Ошибочно принять автомобиль за статусный символ только потому, что его нужно принимать за что угодно, но только не автомобиль, значит ошибочно истолковать все значение этого очень позднего продукта механической эпохи, который уступает ныне свою форму электрической технологии. Автомобиль — это величественный образец единообразного, стандартизированного механизма, стоящий в одном ряду с Гутенберговой технологией и письменностью, создавшими первое в мире бесклассовое общество. Автомобиль дал демократическому всаднику его лошадь и доспехи в одной упаковке с высокомерной дерзостью, превратив рыцаря в неуправляемую ракету. Фактически американский автомобиль производил уравнивание не опуская вниз, а поднимая вверх, на уровень аристократической идеи. Необычайное возрастание и распространение энергии было также уравнивающей силой письменности и различных других форм механизации. Готовность принять автомобиль как статусный символ, сводя его более экспансивную форму к использованию его чиновниками высокого ранга, — не признак автомобиля и механической эпохи, а примета электрических сил, подводящих в настоящее время к концу эту механическую эпоху единообразия и стандартизации и воссоздающих нормы статуса и роли.

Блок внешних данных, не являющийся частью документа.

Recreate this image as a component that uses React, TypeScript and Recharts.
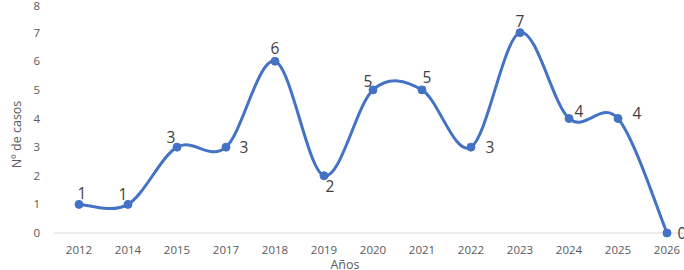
import { LineChart, Line, XAxis, YAxis, LabelList } from 'recharts'

const years = ['2012', '2014', '2015', '2017', '2018', '2019', '2020', '2021', '2022', '2023', '2024', '2025', '2026']
const cases = [1, 1, 3, 3, 6, 2, 5, 5, 3, 7, 4, 4, 0]
const yTicks = [0, 1, 2, 3, 4, 5, 6, 7, 8]

// where each data label sits relative to its point (dx, dy)
const labelOffsets: [number, number][] = [
  [3, -11], [-5, -10], [-6, -10], [18, 0], [0, -13], [6, 10], [-5, -9],
  [5, -13], [19, 0], [0, -12], [10, -8], [19, -6], [15, 0],
]

const data = years.map((year, i) => ({ year, cases: cases[i] }))

// Excel-like smoothing: cubic bezier with control points at 1/6 of neighbour span
// eslint-disable-next-line @typescript-eslint/no-explicit-any
const excelSmooth = (context: any) => {
  let pts: [number, number][] = []
  return {
    areaStart() {},
    areaEnd() {},
    lineStart() {
      pts = []
    },
    point(x: number, y: number) {
      pts.push([+x, +y])
    },
    lineEnd() {
      if (!pts.length) return
      context.moveTo(pts[0][0], pts[0][1])
      for (let i = 0; i < pts.length - 1; i++) {
        const p0 = pts[i - 1] || pts[i]
        const p1 = pts[i]
        const p2 = pts[i + 1]
        const p3 = pts[i + 2] || p2
        context.bezierCurveTo(
          p1[0] + (p2[0] - p0[0]) / 6,
          p1[1] + (p2[1] - p0[1]) / 6,
          p2[0] - (p3[0] - p1[0]) / 6,
          p2[1] - (p3[1] - p1[1]) / 6,
          p2[0],
          p2[1]
        )
      }
    },
  }
}

// eslint-disable-next-line @typescript-eslint/no-explicit-any
const renderLabel = (props: any) => {
  const { x, y, value, index } = props
  const [dx, dy] = labelOffsets[index] || [0, -12]
  return (
    <text
      x={x + dx}
      y={y + dy}
      textAnchor="middle"
      dominantBaseline="central"
      fontSize={15.5}
      fill="#404040"
    >
      {value}
    </text>
  )
}

export default function App() {
  return (
    <div
      style={{
        position: 'absolute',
        left: 0,
        top: 0,
        width: 684,
        height: 270,
        overflow: 'hidden',
        background: '#fff',
        fontFamily: '"Open Sans", sans-serif',
      }}
    >
      <LineChart
        width={700}
        height={270}
        data={data}
        margin={{ top: 4, right: 8, left: 0, bottom: 0 }}
      >
        <XAxis
          dataKey="year"
          padding={{ left: 25, right: 25 }}
          axisLine={{ stroke: '#D9D9D9' }}
          tickLine={false}
          tickSize={0}
          tickMargin={13}
          height={37}
          tick={{ fontSize: 11.5, fill: '#595959' }}
          interval={0}
          label={{ value: 'Años', position: 'insideBottom', dx: -28, dy: 4, fontSize: 12.5, fill: '#595959' }}
        />
        <YAxis
          domain={[0, 8]}
          ticks={yTicks}
          width={54}
          axisLine={false}
          tickLine={false}
          tickSize={0}
          tickMargin={14}
          tick={{ fontSize: 11.5, fill: '#595959' }}
          label={{ value: 'Nº de casos', angle: -90, position: 'insideLeft', dx: 12, dy: 16, fontSize: 12.5, fill: '#595959', textAnchor: 'middle' }}
        />
        <Line
          dataKey="cases"
          type={excelSmooth}
          stroke="#4472C4"
          strokeWidth={3}
          dot={{ r: 4, fill: '#4472C4', stroke: '#4472C4', strokeWidth: 1 }}
          isAnimationActive={false}
        >
          <LabelList dataKey="cases" content={renderLabel} />
        </Line>
      </LineChart>
    </div>
  )
}
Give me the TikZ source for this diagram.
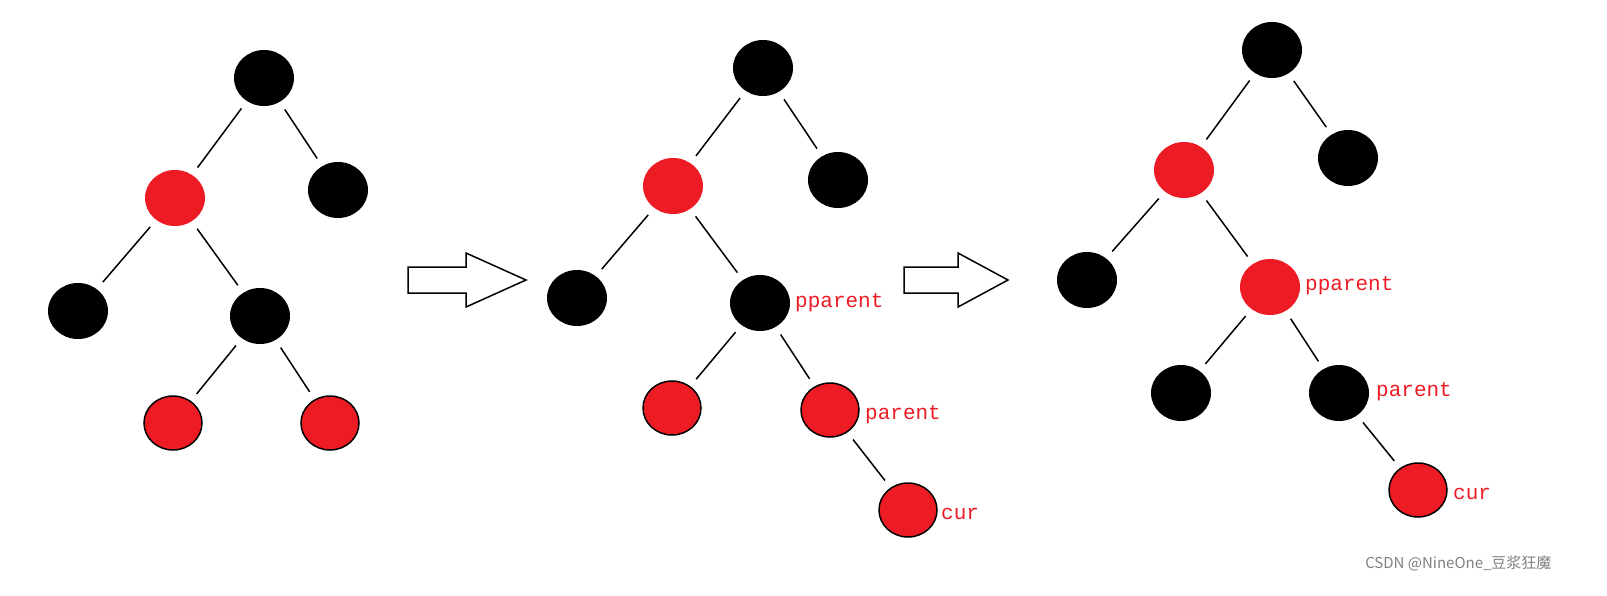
\documentclass[tikz,border=0pt]{standalone}
\usepackage{fontspec}
\setmonofont{Liberation Mono}
\newfontfamily\cjk{Noto Sans CJK SC}
\usetikzlibrary{shapes.geometric}
\definecolor{rbred}{RGB}{237,28,36}
\tikzset{
  bn/.style={ellipse,fill=black,minimum width=60pt,minimum height=56pt,inner sep=0},
  rn/.style={ellipse,fill=rbred,minimum width=60pt,minimum height=56pt,inner sep=0},
  ro/.style={ellipse,fill=rbred,draw=black,line width=1.5pt,minimum width=58pt,minimum height=54pt,inner sep=0},
  ed/.style={line width=1.5pt,shorten >=9pt,shorten <=9pt},
  lab/.style={text=rbred,font=\ttfamily\fontsize{21}{21}\selectfont,anchor=west,inner sep=0},
  blk/.style={draw=black,line width=1.5pt,fill=white}
}
\begin{document}
\begin{tikzpicture}[x=1pt,y=-1pt]
\useasboundingbox (0,0) rectangle (1607,595);
% tree 1
\node[bn] (a1) at (264,78) {};
\node[rn] (a2) at (175,198) {};
\node[bn] (a3) at (338,190) {};
\node[bn] (a4) at (78,311) {};
\node[bn] (a5) at (260,316) {};
\node[ro] (a6) at (173,423) {};
\node[ro] (a7) at (330,423) {};
\draw[ed] (a1)--(a2); \draw[ed] (a1)--(a3); \draw[ed] (a2)--(a4); \draw[ed] (a2)--(a5);
\draw[ed] (a5)--(a6); \draw[ed] (a5)--(a7);
% arrow 1
\draw[blk] (408,267)--(466,267)--(466,253)--(526,280)--(466,307)--(466,293)--(408,293)--cycle;
% tree 2
\node[bn] (b1) at (763,68) {};
\node[rn] (b2) at (673,186) {};
\node[bn] (b3) at (838,180) {};
\node[bn] (b4) at (577,298) {};
\node[bn] (b5) at (760,303) {};
\node[ro] (b6) at (672,408) {};
\node[ro] (b7) at (830,410) {};
\node[ro] (b8) at (908,510) {};
\draw[ed] (b1)--(b2); \draw[ed] (b1)--(b3); \draw[ed] (b2)--(b4); \draw[ed] (b2)--(b5);
\draw[ed] (b5)--(b6); \draw[ed] (b5)--(b7); \draw[ed] (b7)--(b8);
\node[lab] (lb5) at (795,303) {pparent};
\node[lab] (lb7) at (865,415) {parent};
\node[lab] (lb8) at (941,514) {cur};
% arrow 2
\draw[blk] (904,267)--(958,267)--(958,253)--(1008,280)--(958,307)--(958,293)--(904,293)--cycle;
% tree 3
\node[bn] (c1) at (1272,50) {};
\node[rn] (c2) at (1184,170) {};
\node[bn] (c3) at (1348,158) {};
\node[bn] (c4) at (1087,280) {};
\node[rn] (c5) at (1270,287) {};
\node[bn] (c6) at (1181,393) {};
\node[bn] (c7) at (1339,393) {};
\node[ro] (c8) at (1418,490) {};
\draw[ed] (c1)--(c2); \draw[ed] (c1)--(c3); \draw[ed] (c2)--(c4); \draw[ed] (c2)--(c5);
\draw[ed] (c5)--(c6); \draw[ed] (c5)--(c7); \draw[ed] (c7)--(c8);
\node[lab] (lc5) at (1305,286) {pparent};
\node[lab] (lc7) at (1376,392) {parent};
\node[lab] (lc8) at (1453,494) {cur};
% watermark
\node[anchor=east,text=gray,font=\cjk\fontsize{15}{15}\selectfont] (wm) at (1555,563) {CSDN @NineOne\_豆浆狂魔};
\end{tikzpicture}
\end{document}
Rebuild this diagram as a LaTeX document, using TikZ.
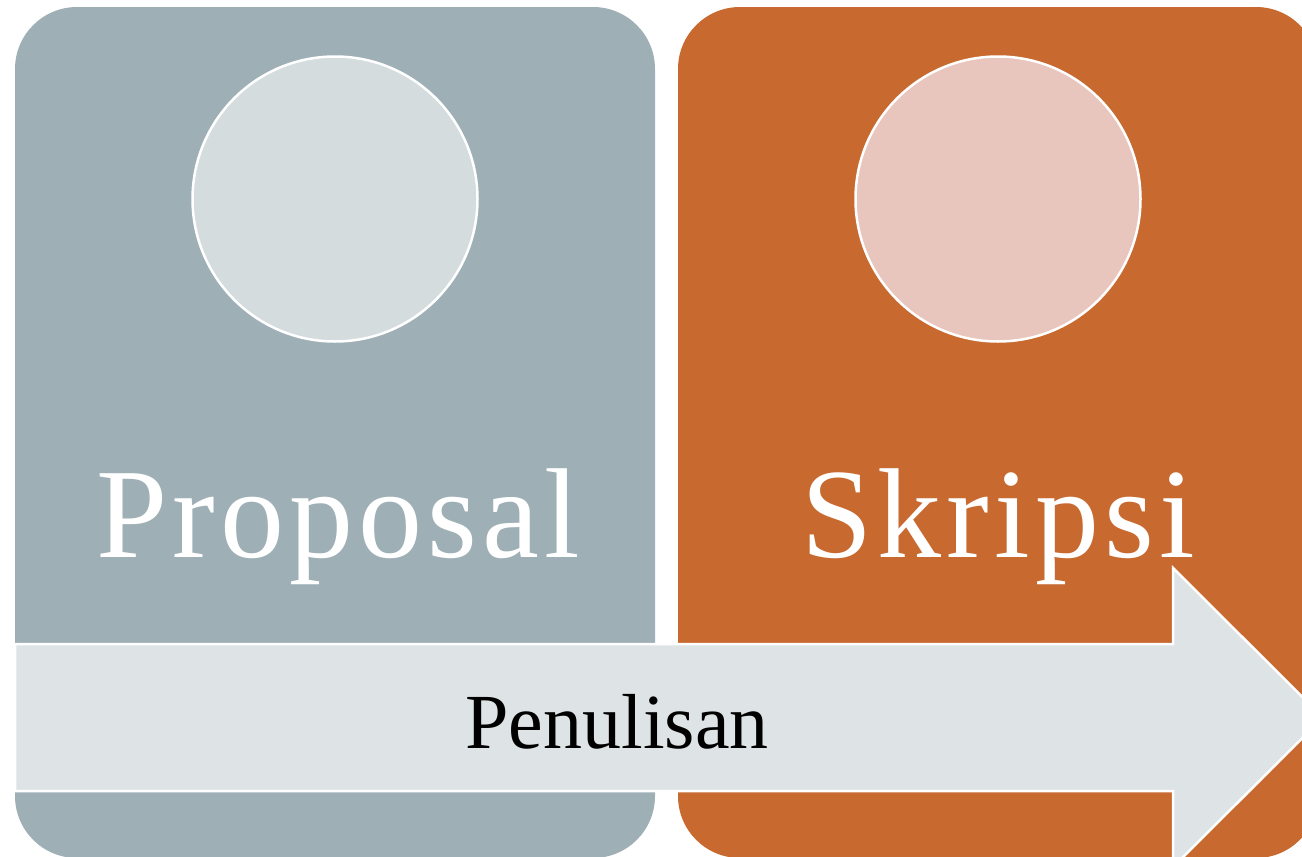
\documentclass[tikz,border=0pt]{standalone}
\usepackage{fontspec}
\setmainfont{Liberation Serif}
\newfontfamily\spacedserif[LetterSpace=4]{Liberation Serif}
\definecolor{panelgray}{HTML}{9EAFB5}
\definecolor{panelorange}{HTML}{C86930}
\definecolor{arrowfill}{HTML}{DEE3E5}
\definecolor{discgray}{HTML}{D4DCDE}
\definecolor{discrose}{HTML}{E8C5BD}
\tikzset{
  panel/.style={rounded corners=62pt},
  disc/.style={circle, draw=white, line width=2.5pt, minimum size=285pt, inner sep=0pt},
  bigtitle/.style={text=white, anchor=base, inner sep=0pt, font=\spacedserif\fontsize{128}{130}\selectfont},
  bandlabel/.style={text=black, anchor=base, inner sep=0pt, font=\fontsize{78}{80}\selectfont},
}
\begin{document}
\begin{tikzpicture}[x=1pt,y=-1pt]
\useasboundingbox (0,0) rectangle (1302,857);
\clip (0,0) rectangle (1302,857);
% two stage panels
\fill[panelgray, panel] (15,7) rectangle (655,858);
\fill[panelorange, panel] (678,7) rectangle (1318,858);
% discs
\node[disc, fill=discgray] (c1) at (335,199) {};
\node[disc, fill=discrose] (c2) at (998,199) {};
% stage titles
\node[bigtitle] (t1) at (338,557) {Proposal};
\node[bigtitle] (t2) at (998,557) {Skripsi};
% process arrow across both panels
\draw[fill=arrowfill, draw=white, line width=2.5pt, line join=miter]
  (15,644) -- (1173,644) -- (1173,568) -- (1323,717.5) -- (1173,867)
  -- (1173,791) -- (15,791) -- cycle;
\node[bandlabel] (lbl) at (617,748) {Penulisan};
\end{tikzpicture}
\end{document}
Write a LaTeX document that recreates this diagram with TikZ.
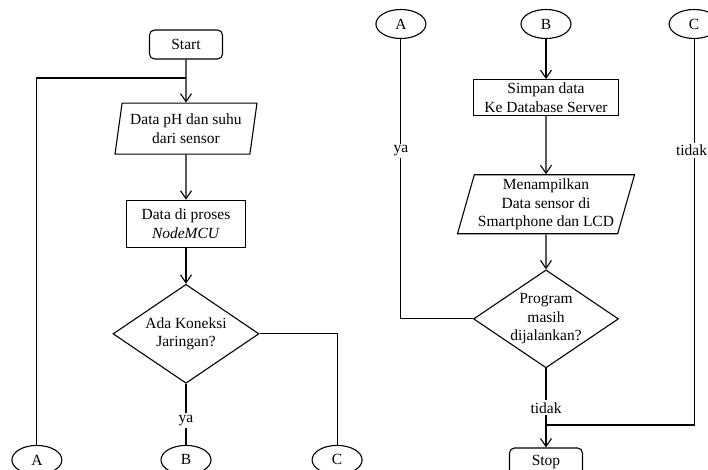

Когда автомобиль был еще в диковинку, он оказывал типичное механическое давление, выражавшееся во взрыве и разделении функций. Он разрушил (или только казалось, что разрушил) семейную жизнь в 20-е годы нашего века. Он разделил, как никогда раньше, работу и место жительства. Он взорвал каждый город на дюжину пригородов, а затем разносил многие из форм городской жизни вдоль автомагистралей, пока открытая дорога не стала, наконец, казаться непрерывным городом. Он создал асфальтовые джунгли и привел к тому, что 40 000 квадратных миль зеленой и приятной земли были зацементированы. С появлением воздушных путешествий легковой и грузовой автомобиль, объединив усилия, погубили железные дороги. Сегодня маленькие дети умоляют покатать их на поезде, как если бы это был дилижанс, лошадь или катер: «Пока они еще не исчезли, папочка».
Автомобиль покончил с сельской местностью и заменил ее новым ландшафтом, в котором автомобиль стал чем-то вроде скаковой лошади. В то же время мотор разрушил город как несерьезную среду, в которой могли зарождаться семьи. Улицы и даже тротуары стали слишком интенсивной сценой для спонтанного взаимодействия подростков. Когда город наполнился мобильными чужаками, даже ближайшие соседи стали друг для друга посторонними. Такова история автомобиля, и продолжаться ей осталось уже недолго. С появлением телевидения волна вкуса и терпимости делала такое горячее средство, как автомобиль, все более обременительным. Взгляните на чудо пешеходного перехода, где во власти маленького ребенка остановить цементовоз. Это же изменение сделало большой город невыносимым для многих людей, которые могли чувствовать себя здесь, как и десять лет тому назад, нисколько не больше, чем наслаждаться чтением журнала «MAD».